Employment Clause and Contractual Effect
The court addressed the defendants' assertion that the employment clause within the contract rendered it null and void because the plaintiff was employed by KTI, Inc. at the time of the contract's execution. The court clarified that while the contract included a stipulation about the plaintiff's employment status, it did not specify a timeline by which the employment conditions had to be satisfied. Thus, the court interpreted the clause in light of the parties' intent, emphasizing that the goal was to prevent dual compensation if the plaintiff was employed by both companies simultaneously. The court found that since the plaintiff was not employed by either KTI, Inc. or City Waste at the time the transactions with Baisley Park Carting Co. and Republic Carting Co. were completed, the contract remained valid. This interpretation aligned with common business practices and the reasonable expectations of the parties involved. Therefore, the court upheld the enforceability of the contract despite the plaintiff's prior employment status.
Transactions and Damages
In analyzing the transactions completed by the defendants, the court established that they had closed deals with Baisley Park Carting Co. and Republic Carting Co. after the plaintiff's employment with KTI, Inc. had ended. The plaintiff sought damages reflecting 5% of the purchase price for these acquisitions, as outlined in the Finder's Fee Agreement. The court concluded that the plaintiff was entitled to compensation based on the amounts paid by the defendants for these acquisitions, as the contractual terms were met and the plaintiff had introduced the relevant companies. However, the court noted that the plaintiff had not provided sufficient evidence to support a claim for 5% of the leasehold interests acquired by the defendants, resulting in a denial of that portion of the claim. Ultimately, the court awarded the plaintiff damages based on the established transactions, affirming his entitlement to compensation under the contract's terms.
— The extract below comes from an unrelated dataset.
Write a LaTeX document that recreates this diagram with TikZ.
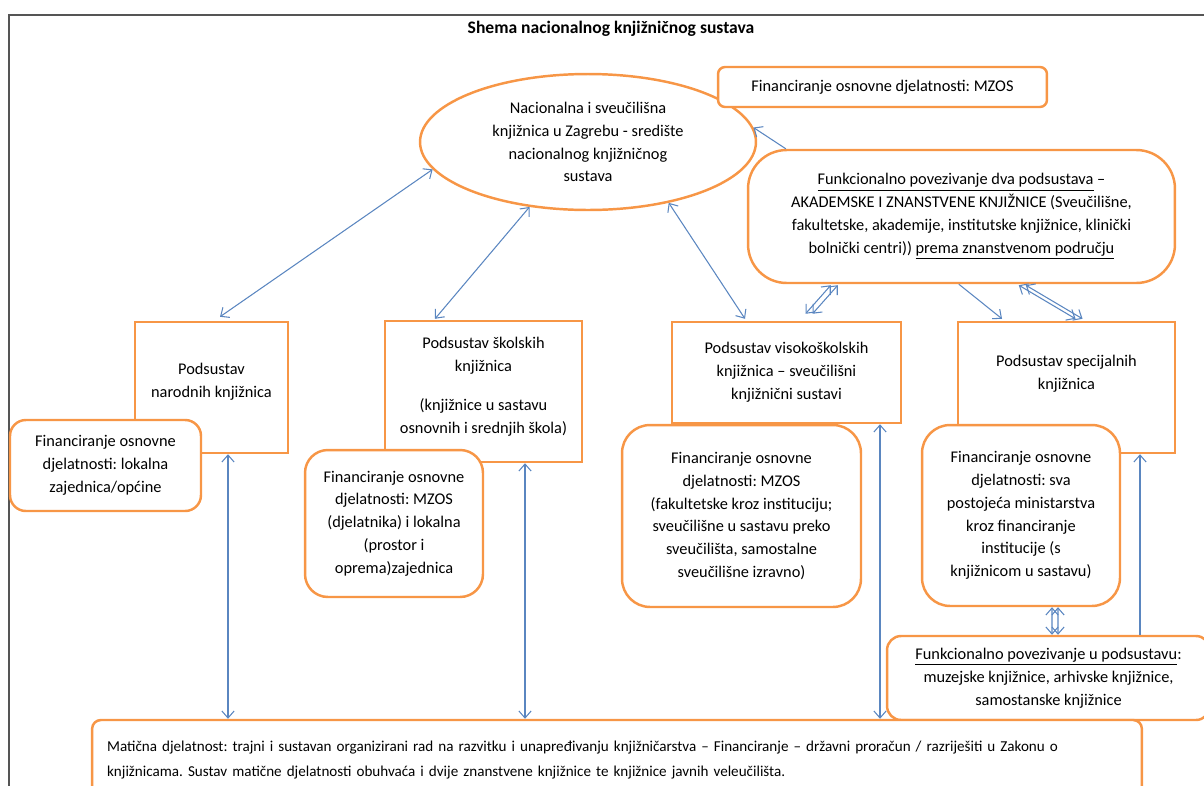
\documentclass[tikz,border=0pt]{standalone}
\usepackage{fontspec}
\setmainfont{Carlito}
\usepackage{tikz}
\usetikzlibrary{arrows.meta,calc,shapes.geometric}
\frenchspacing

\definecolor{boxorange}{HTML}{F79646}
\definecolor{linkblue}{HTML}{5A86C0}
\definecolor{framegray}{HTML}{555555}

\tikzset{
  sub/.style={draw=boxorange, line width=1.4pt, fill=white, inner sep=0pt, align=center,
    font=\fontsize{9.3}{13}\selectfont},
  fin/.style={sub, rounded corners=10pt},
  link/.style={draw=linkblue, line width=0.6pt},
  >={Straight Barb[length=4pt,width=7pt]},
}

\begin{document}
\begin{tikzpicture}[x=0.02cm,y=-0.02cm]

  \useasboundingbox (0,0) rectangle (1204,785);
  \draw[framegray, line width=0.9pt] (9,790) -- (9,15) -- (1210,15);

  \node[font=\fontsize{10}{12}\selectfont\bfseries] (title) at (611,29) {Shema nacionalnog knjižničnog sustava};

  % sredisnja knjiznica
  \node[sub, ellipse] (nsk) [minimum width=6.72cm, minimum height=2.72cm] at (588,142)
    {Nacionalna i sveučilišna\\ knjižnica u Zagrebu - središte\\ nacionalnog knjižničnog\\ sustava};
  \node[sub, rounded corners=4pt] (mzos) [minimum width=6.58cm, minimum height=0.8cm] at (882.5,87)
    {Financiranje osnovne djelatnosti: MZOS};
  \node[sub, rounded corners=22pt] (funk) [minimum width=8.54cm, minimum height=2.66cm] at (961.5,216.5)
    {\underline{Funkcionalno povezivanje dva podsustava} --\\
     AKADEMSKE I ZNANSTVENE KNJIŽNICE (Sveučilišne,\\
     fakultetske, akademije, institutske knjižnice, klinički\\
     bolnički centri)) \underline{prema znanstvenom području}};

  % podsustavi
  \node[sub] (narodni) [minimum width=3.06cm, minimum height=2.62cm] at (211.5,387.5)
    {Podsustav\\ narodnih knjižnica\\[-5pt]\mbox{}};
  \node[sub] (skolski) [minimum width=3.94cm, minimum height=2.82cm] at (483.5,391.5)
    {Podsustav školskih\\ knjižnica\\[9pt] (knjižnice u sastavu\\ osnovnih i srednjih škola)\\[-6pt]\mbox{}};
  \node[sub] (visoko) [minimum width=4.58cm, minimum height=2.02cm] at (786.5,372.5)
    {Podsustav visokoškolskih\\ knjižnica -- sveučilišni\\ knjižnični sustavi};
  \node[sub] (spec) [minimum width=4.34cm, minimum height=2.62cm] at (1066.5,387.5)
    {Podsustav specijalnih\\ knjižnica\\[4pt]\mbox{}};

  % financiranje
  \node[fin, rounded corners=9pt] (finnar) [minimum width=3.82cm, minimum height=1.82cm] at (105.5,465.5)
    {Financiranje osnovne\\ djelatnosti: lokalna\\ zajednica/općine};
  \node[fin, rounded corners=13pt] (finskol) [minimum width=3.56cm, minimum height=2.94cm] at (394,523.5)
    {Financiranje osnovne\\ djelatnosti: MZOS\\ (djelatnika) i lokalna\\ (prostor i\\ oprema)zajednica};
  \node[fin, rounded corners=16pt] (finvis) [minimum width=4.78cm, minimum height=3.64cm] at (741.5,516)
    {Financiranje osnovne\\ djelatnosti: MZOS\\ (fakultetske kroz instituciju;\\ sveučilišne u sastavu preko\\ sveučilišta, samostalne\\ sveučilišne izravno)};
  \node[fin, rounded corners=16pt] (finspec) [minimum width=3.96cm, minimum height=3.62cm] at (1021,515.5)
    {Financiranje osnovne\\ djelatnosti: sva\\ postojeća ministarstva\\ kroz financiranje\\ institucije (s\\ knjižnicom u sastavu)};

  \node[sub, rounded corners=8pt] (funk2) [minimum width=6.46cm, minimum height=1.68cm] at (1048.5,678)
    {\underline{Funkcionalno povezivanje u podsustavu}:\\ muzejske knjižnice, arhivske knjižnice,\\ samostanske knjižnice};

  \node[sub, rounded corners=5pt, align=left, font=\fontsize{8.6}{14}\selectfont] (maticna)
    [minimum width=21cm, minimum height=1.6cm, text width=20.4cm] at (617,760)
    {Matična djelatnost: trajni i sustavan organizirani rad na razvitku i unapređivanju knjižničarstva -- Financiranje -- državni proračun / razriješiti u Zakonu o\\
     knjižnicama. Sustav matične djelatnosti obuhvaća i dvije znanstvene knjižnice te knjižnice javnih veleučilišta.};

  % veze sa sredisnjom knjiznicom
  \draw[link,<->] (nsk.190) -- ($(narodni.north)+(8.5,-4)$);
  \draw[link,<->] (nsk.228) -- ($(skolski.north)+(-48.5,-1)$);
  \draw[link,<->] (nsk.323) -- ($(visoko.north)+(-41.5,-2)$);
  \draw[link,->] ($(funk.north west)+(39,0)$) -- (nsk.5);

  % funkcionalno povezivanje
  \draw[link,<->] ($(funk.south west)+(84,1)$) -- ($(visoko.north)+(19,-7)$);
  \draw[link,<->] ($(funk.south west)+(91,1)$) -- ($(visoko.north)+(26,-7)$);
  \draw[link,->] ($(funk.south west)+(212,0)$) -- ($(spec.north)+(-64.5,-2)$);
  \draw[link,<->] ($(funk.south west)+(272,1)$) -- ($(spec.north)+(9,-2)$);
  \draw[link,<->] ($(funk.south west)+(279,1)$) -- ($(spec.north)+(16,-2)$);
  \draw[link,<->] ($(finspec.south)+(31,0)$) -- ($(funk2.north)+(31-27.5,0)$);
  \draw[link,<->] ($(finspec.south)+(37,0)$) -- ($(funk2.north)+(37-27.5,0)$);

  % veze s maticnom djelatnoscu
  \coordinate (v1) at ($(narodni.south)+(16.5,0)$);
  \coordinate (v2) at ($(skolski.south)+(41.5,0)$);
  \coordinate (v3) at ($(visoko.south)+(93.5,0)$);
  \coordinate (v4) at ($(spec.south)+(73.5,0)$);
  \draw[link,<->] (v1) -- (v1 |- maticna.north);
  \draw[link,<->] (v2) -- (v2 |- maticna.north);
  \draw[link,<->] (v3) -- (v3 |- maticna.north);
  \draw[link,->] (v4 |- funk2.north) -- (v4);

\end{tikzpicture}
\end{document}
Final Judgment and Implications
The court ultimately ruled in favor of the plaintiff on his breach of contract claim, awarding him damages reflecting 5% of the total amounts transferred for the acquisitions completed by the defendants. The judgment underscored the importance of clear contractual agreements and the obligations therein, emphasizing that the intent of the parties at the time of execution was crucial in determining enforceability. The decision clarified that a party's prior employment status does not automatically invalidate a contract if the conditions for compensation are met and the parties' intentions are adequately expressed. The court dismissed the plaintiff's other causes of action for failure to establish a prima facie case, focusing solely on the breach of contract claim. This ruling highlighted the court's commitment to uphold contractual obligations and provided a precedent for similar cases where contractual intent and performance are in question.